■ Available data
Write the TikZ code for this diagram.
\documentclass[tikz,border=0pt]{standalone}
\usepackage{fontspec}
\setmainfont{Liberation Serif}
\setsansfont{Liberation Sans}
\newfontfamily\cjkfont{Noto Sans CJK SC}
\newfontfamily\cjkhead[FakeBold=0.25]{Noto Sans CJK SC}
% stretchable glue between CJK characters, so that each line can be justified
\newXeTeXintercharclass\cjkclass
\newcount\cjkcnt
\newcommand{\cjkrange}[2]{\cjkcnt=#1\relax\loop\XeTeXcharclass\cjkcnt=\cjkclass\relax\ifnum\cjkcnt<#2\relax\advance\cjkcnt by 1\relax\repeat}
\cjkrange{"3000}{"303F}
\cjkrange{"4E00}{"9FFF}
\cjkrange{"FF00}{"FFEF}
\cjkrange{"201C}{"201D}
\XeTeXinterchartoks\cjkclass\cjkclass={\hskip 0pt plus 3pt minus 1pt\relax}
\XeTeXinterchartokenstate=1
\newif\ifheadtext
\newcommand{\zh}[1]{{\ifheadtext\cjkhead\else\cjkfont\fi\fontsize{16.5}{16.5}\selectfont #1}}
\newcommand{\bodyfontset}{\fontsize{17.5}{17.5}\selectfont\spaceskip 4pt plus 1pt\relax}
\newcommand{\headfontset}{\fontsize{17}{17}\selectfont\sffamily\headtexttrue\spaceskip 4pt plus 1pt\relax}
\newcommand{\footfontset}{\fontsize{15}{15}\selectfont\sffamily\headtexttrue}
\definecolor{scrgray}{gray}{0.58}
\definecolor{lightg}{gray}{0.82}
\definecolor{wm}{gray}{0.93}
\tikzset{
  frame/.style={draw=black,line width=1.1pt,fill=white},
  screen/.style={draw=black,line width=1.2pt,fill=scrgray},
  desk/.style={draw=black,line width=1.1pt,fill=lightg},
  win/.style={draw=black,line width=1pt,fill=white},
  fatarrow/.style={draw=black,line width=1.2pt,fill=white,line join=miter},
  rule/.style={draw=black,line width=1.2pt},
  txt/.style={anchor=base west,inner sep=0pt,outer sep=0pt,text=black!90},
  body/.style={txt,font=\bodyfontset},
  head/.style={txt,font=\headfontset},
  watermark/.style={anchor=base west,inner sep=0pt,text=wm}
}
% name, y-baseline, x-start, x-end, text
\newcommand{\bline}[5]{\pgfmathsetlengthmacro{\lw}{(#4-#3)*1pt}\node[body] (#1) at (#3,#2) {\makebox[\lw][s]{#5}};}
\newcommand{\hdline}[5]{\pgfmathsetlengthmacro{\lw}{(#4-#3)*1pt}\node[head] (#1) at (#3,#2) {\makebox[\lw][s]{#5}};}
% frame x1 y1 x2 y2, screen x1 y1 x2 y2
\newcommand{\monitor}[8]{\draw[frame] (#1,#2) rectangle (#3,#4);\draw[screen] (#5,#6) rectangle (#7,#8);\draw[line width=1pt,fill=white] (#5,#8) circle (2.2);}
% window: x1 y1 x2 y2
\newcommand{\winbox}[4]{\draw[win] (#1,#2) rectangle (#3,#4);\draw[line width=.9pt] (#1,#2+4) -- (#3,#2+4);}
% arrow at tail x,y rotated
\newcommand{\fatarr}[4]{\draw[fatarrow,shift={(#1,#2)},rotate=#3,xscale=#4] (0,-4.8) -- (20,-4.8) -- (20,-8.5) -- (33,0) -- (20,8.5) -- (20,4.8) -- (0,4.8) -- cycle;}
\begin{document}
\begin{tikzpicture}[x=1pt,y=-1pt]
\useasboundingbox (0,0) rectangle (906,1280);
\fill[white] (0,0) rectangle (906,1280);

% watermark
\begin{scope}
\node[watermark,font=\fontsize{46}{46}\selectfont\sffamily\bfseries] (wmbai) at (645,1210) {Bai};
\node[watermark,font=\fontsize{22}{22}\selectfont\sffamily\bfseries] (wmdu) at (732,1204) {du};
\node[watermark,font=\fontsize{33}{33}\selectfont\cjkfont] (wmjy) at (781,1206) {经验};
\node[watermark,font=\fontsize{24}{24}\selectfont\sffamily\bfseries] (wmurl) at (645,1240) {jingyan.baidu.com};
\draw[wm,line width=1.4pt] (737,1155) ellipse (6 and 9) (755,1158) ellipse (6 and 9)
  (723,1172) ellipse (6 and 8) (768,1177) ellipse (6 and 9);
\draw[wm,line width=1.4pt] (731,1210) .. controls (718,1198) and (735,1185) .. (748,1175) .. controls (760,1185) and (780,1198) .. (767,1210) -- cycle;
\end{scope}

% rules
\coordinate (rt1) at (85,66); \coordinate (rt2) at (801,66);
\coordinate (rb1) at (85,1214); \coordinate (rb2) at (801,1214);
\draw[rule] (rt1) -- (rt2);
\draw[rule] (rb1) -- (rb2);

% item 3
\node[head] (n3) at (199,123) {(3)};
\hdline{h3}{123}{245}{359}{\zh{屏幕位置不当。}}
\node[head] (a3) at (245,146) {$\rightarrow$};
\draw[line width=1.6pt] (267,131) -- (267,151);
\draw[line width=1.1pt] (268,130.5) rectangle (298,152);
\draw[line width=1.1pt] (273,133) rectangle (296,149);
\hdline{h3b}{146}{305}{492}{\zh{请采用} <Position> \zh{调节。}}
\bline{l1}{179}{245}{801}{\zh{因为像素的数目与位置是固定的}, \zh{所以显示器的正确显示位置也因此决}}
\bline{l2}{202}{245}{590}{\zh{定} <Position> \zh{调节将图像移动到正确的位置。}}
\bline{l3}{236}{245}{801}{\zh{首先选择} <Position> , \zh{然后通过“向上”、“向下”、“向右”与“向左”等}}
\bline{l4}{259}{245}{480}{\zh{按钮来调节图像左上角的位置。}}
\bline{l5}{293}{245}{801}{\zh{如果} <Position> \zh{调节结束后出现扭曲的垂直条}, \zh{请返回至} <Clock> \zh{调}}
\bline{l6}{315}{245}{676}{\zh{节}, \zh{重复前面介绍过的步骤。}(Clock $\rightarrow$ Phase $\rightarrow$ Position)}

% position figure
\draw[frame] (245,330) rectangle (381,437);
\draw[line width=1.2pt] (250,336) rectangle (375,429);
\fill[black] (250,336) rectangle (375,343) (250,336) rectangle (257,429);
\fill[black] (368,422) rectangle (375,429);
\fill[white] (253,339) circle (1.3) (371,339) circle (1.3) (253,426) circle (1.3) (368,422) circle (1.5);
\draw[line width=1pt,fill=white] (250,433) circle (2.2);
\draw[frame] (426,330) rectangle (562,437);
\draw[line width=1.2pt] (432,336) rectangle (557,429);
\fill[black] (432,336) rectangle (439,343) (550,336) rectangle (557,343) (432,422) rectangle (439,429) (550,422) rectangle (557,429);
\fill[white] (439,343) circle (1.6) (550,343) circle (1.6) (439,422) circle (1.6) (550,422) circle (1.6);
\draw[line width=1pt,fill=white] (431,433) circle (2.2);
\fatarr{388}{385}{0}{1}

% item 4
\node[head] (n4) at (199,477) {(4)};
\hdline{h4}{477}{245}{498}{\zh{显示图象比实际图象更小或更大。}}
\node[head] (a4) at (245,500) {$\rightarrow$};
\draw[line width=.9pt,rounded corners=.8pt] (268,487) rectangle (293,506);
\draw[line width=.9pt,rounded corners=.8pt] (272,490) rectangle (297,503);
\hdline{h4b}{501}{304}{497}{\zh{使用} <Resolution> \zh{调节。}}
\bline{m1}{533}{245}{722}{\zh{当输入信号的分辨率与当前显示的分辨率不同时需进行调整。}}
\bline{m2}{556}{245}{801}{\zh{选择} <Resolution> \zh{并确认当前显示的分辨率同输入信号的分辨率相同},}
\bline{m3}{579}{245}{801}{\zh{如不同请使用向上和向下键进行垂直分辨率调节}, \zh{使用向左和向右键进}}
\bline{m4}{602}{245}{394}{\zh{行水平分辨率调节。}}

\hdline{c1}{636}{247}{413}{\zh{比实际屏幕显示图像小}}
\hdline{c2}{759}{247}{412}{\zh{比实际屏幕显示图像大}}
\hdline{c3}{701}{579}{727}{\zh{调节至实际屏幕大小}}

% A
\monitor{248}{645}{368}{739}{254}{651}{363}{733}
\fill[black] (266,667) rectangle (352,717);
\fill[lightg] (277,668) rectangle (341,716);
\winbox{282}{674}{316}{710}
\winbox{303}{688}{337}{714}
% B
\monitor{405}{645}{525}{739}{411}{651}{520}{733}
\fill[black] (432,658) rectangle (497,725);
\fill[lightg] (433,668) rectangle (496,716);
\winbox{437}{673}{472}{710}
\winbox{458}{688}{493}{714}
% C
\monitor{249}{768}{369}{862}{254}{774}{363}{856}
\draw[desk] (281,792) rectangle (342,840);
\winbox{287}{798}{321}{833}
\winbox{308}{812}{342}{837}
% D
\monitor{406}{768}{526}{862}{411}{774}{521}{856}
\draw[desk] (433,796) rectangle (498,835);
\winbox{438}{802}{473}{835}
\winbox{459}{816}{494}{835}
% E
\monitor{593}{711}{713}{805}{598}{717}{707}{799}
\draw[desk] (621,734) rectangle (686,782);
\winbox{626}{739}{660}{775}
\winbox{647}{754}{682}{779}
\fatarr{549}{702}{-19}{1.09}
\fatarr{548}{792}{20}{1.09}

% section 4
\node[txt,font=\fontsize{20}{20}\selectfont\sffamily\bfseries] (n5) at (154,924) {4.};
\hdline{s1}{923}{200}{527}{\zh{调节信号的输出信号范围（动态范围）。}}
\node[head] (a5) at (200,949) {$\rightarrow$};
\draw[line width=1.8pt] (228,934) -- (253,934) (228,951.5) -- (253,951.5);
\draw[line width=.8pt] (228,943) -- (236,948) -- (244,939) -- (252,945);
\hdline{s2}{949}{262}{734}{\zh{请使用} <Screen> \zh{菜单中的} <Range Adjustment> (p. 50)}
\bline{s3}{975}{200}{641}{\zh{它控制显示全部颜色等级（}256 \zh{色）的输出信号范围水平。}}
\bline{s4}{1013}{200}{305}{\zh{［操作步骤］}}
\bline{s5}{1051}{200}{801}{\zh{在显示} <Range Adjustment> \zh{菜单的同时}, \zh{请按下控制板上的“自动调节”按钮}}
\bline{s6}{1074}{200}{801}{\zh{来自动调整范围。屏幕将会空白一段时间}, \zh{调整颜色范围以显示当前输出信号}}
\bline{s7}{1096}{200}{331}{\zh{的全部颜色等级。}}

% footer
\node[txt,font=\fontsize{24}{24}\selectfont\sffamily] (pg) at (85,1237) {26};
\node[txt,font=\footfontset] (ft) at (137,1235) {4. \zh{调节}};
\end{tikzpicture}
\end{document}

* * *

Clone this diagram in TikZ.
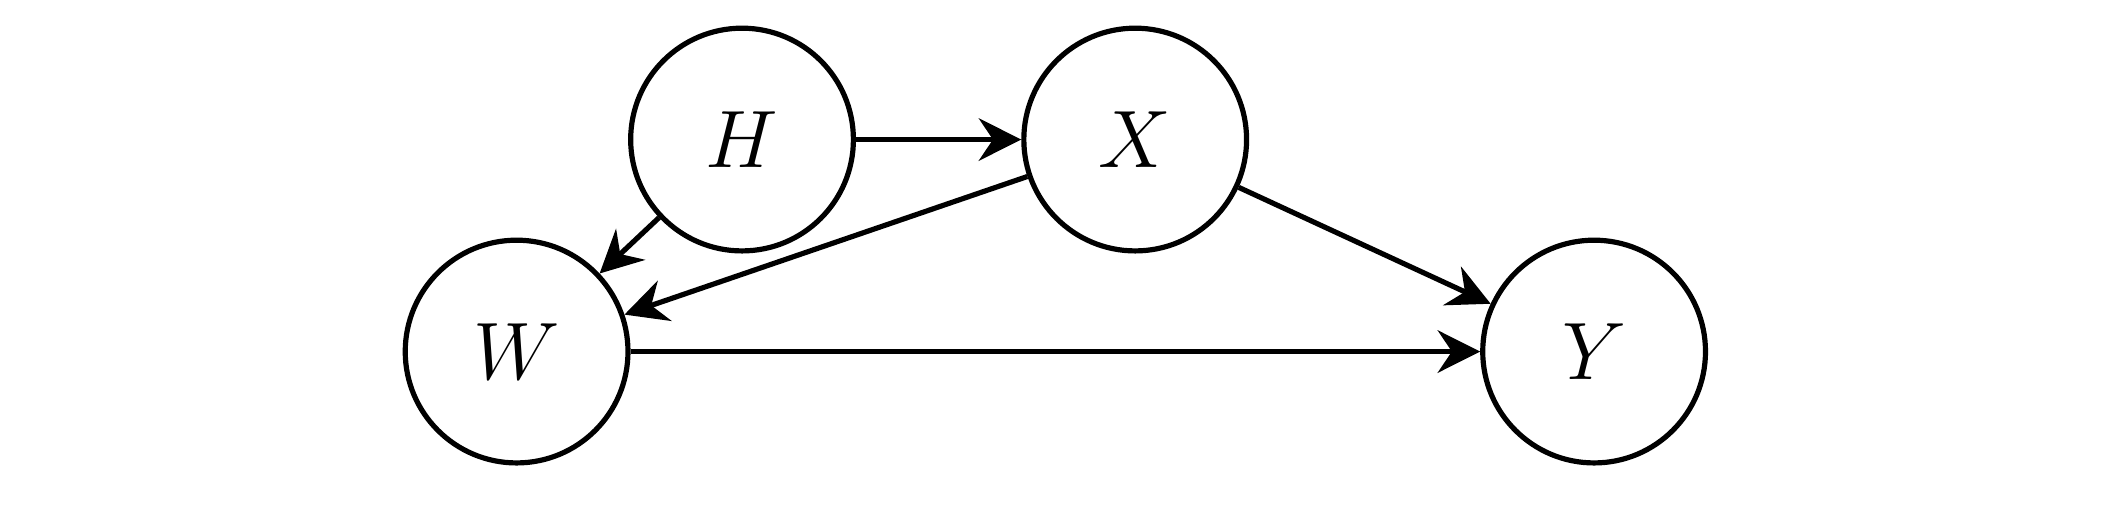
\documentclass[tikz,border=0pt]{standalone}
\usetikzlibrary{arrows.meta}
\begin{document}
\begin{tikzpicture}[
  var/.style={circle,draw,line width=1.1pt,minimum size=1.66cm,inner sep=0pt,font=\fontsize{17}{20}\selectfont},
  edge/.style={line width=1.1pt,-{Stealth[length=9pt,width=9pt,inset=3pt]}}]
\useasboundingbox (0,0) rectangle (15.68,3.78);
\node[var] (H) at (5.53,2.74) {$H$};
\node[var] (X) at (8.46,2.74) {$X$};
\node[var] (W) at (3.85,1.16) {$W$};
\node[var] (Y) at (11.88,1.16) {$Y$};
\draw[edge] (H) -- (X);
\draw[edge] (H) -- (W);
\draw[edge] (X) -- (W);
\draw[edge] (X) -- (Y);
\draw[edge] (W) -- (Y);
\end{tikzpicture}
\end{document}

==

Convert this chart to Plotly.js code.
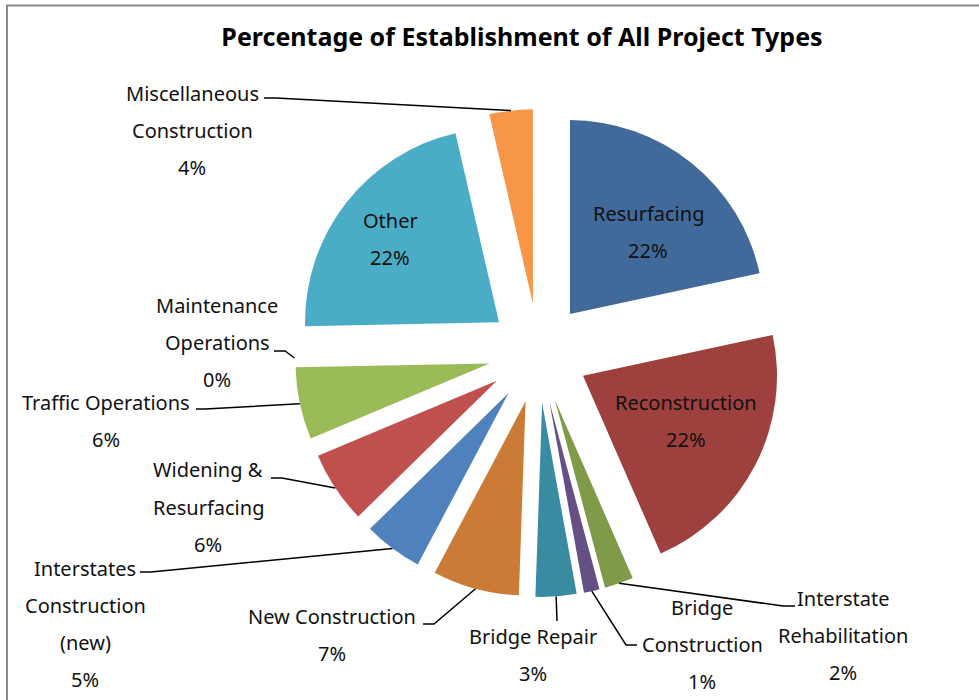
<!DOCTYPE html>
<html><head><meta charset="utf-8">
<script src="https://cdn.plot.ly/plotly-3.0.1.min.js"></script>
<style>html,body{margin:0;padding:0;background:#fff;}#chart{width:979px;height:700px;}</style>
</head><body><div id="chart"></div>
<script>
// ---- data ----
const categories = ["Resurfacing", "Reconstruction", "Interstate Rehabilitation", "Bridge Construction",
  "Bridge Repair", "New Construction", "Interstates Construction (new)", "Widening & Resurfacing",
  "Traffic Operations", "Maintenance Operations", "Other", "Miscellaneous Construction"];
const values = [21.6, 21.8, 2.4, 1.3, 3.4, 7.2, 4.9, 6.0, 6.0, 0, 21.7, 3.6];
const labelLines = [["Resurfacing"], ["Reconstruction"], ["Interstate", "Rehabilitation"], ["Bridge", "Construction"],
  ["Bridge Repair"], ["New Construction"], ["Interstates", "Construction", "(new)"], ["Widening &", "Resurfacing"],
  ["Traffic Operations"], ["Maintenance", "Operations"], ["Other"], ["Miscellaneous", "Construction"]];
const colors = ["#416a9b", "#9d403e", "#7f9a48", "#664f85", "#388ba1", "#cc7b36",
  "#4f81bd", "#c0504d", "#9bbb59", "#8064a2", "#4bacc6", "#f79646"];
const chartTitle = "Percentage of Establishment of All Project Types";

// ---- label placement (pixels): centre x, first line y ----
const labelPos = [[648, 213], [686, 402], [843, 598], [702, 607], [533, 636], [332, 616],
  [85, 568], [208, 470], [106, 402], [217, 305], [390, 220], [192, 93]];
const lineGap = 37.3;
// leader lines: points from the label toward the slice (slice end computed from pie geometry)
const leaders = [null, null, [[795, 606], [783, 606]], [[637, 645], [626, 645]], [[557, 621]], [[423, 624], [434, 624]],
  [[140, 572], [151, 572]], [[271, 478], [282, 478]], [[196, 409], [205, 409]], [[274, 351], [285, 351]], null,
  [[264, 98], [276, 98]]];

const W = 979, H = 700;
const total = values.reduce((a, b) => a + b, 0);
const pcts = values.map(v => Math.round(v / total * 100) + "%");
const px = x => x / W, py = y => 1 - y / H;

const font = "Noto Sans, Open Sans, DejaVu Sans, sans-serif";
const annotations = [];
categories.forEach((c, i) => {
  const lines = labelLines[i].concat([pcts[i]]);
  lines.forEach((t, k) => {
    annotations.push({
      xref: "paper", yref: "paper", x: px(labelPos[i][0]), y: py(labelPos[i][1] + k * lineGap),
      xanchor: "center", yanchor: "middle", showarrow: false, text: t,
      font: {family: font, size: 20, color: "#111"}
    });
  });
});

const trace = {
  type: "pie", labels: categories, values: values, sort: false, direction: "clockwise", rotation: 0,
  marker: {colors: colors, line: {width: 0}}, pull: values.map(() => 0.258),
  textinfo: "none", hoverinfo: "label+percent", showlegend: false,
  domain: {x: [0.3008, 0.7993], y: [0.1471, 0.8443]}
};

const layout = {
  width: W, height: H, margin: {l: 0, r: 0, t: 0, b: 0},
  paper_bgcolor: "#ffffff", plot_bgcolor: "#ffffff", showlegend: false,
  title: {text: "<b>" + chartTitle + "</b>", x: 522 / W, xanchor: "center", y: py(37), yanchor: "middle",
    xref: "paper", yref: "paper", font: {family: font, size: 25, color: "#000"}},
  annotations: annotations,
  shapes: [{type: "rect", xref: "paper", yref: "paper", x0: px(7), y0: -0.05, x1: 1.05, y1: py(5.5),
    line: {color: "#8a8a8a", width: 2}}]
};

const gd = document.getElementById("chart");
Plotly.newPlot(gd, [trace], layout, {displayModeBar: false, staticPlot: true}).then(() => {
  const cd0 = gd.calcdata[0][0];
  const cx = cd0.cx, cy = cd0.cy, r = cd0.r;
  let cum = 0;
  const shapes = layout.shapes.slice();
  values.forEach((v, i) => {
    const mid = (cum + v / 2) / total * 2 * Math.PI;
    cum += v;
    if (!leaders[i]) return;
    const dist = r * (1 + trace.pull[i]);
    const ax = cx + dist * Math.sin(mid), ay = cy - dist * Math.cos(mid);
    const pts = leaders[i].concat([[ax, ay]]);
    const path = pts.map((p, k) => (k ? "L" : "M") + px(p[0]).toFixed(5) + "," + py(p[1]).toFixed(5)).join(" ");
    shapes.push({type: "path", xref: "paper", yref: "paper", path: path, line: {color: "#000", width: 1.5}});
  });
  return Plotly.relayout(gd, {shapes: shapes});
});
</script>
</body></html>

■ What is required
Please list every line of the records that contains "this".

■ Answer to the task
Write the TikZ code for this diagram.
Clone this diagram in TikZ.
Convert this chart to Plotly.js code.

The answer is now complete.